After Sunday’s game, Chiefs tight end Travis Kelce told me, “This is the best defense I’ve ever played with.” I asked Patrick Mahomes, and without hesitation, he replied, “I mean, for sure.” That doesn’t happen — can’t happen — with Hill making $30 million per season in Kansas City. The Chiefs undoubtedly miss Hill. They didn’t suddenly determine him replaceable. His one mistake Sunday doesn’t change his value.
He is the odds-on favorite to win the league’s offensive player of the year award. But they’ve already won a Super Bowl without him. And if they win another, they can point once more to the full effect of the decision to let him walk — they’ve built a top-five NFL defense in Kansas City on the back of that decision. Members of their defense — not Patrick Mahomes, not Travis Kelce — just upheld a win late in the fourth quarter again, and the game felt more comfortable with the outcome resting in their hands.
That’s not a sentence I expected to write. But the Chiefs’ defense held the Dolphins to a season-low in points and yards per play. They are why the Chiefs left Frankfurt with a win, for reasons beyond one play. Pretty nice play, though, wasn’t it? So, yeah, about that. The backstory. Sitting in man-to-man defense, McDuffie read the play from the jump. He’d seen it on film earlier in the week. “It was pretty easy seeing that screen develop,” he said. So he busted it up for a loss, and then busted the football from Hill’s grip. Safety Mike Edwards grabbed the fumble first, securing a turnover but with his mind thinking about much more.
When Hill grabbed him around the legs, Edwards lateraled the ball backward to Cook, whose speed took care of the rest. Cook ran 59 yards for his first NFL score, reaching 21.31 miles per hour — the fastest of any Chiefs ball-carrier this season, per Next Gen Stats. “The anchor man of a 4×1 (relay) in track,” Mahomes said. One of Cook’s lead blockers? That would be Edwards, who immediately turned up-field after pitching the ball.
“I was waiting on the lateral,” Cook said, before adding once more for emphasis: “Waiting on it.” He wasn’t the only one. Next to him, cornerback Joshua Williams was also screaming for the pitch, a pair of defenders operating on the same sheet of music. Why? Well, that circles back to a practice play about a week ago. Edwards had an interception one afternoon in Kansas City, and at the tail end of it, he lateraled the ball to teammate Justin Reid, who wasn’t quite expecting it.

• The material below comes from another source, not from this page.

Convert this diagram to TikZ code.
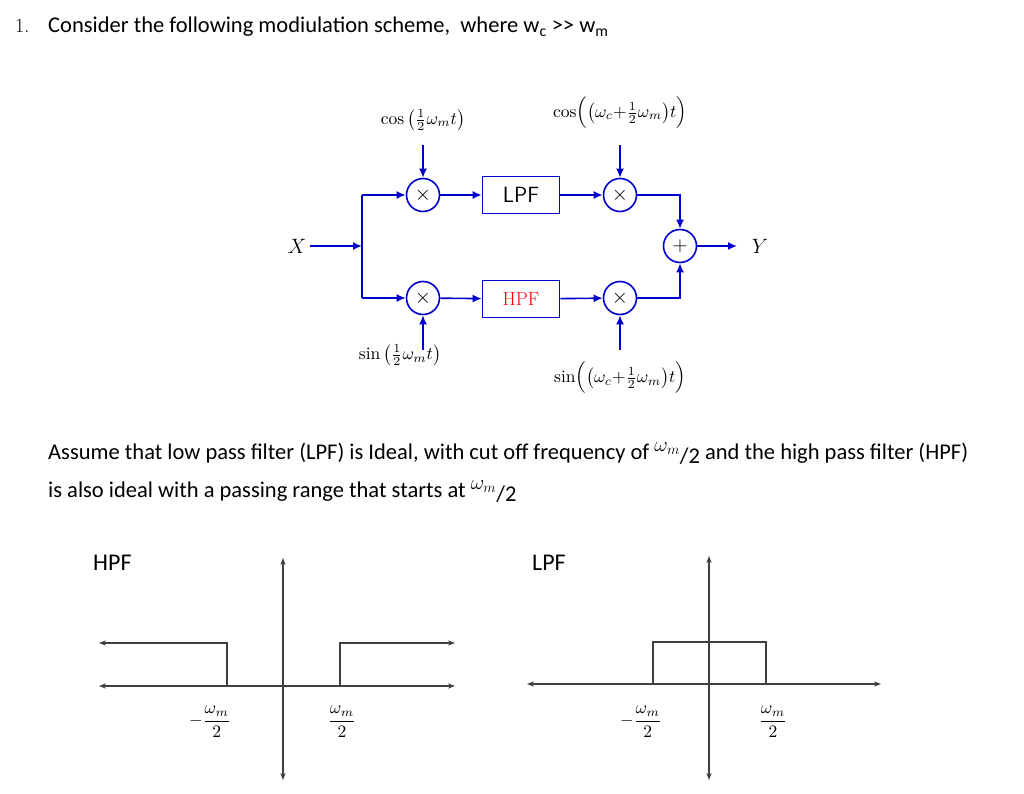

So in the defensive backs room, the players started talking and determined that the next turnover they got, they were going to lateral their way to the end zone. “We were kind of joking, but it played out today exactly how we planned it,” Williams said. “It’s crazy it happened,” cornerback L’Jarius Sneed said. And in real-time: “I felt Tyreek on my ankles, and I was about to get tackled,” Edwards said. “I’m like, ‘Nah, we gotta get this home. We gotta do something else.’ I saw (Cook). “You gotta have trust to do something like that.” Trust. And practice. And the players to execute it.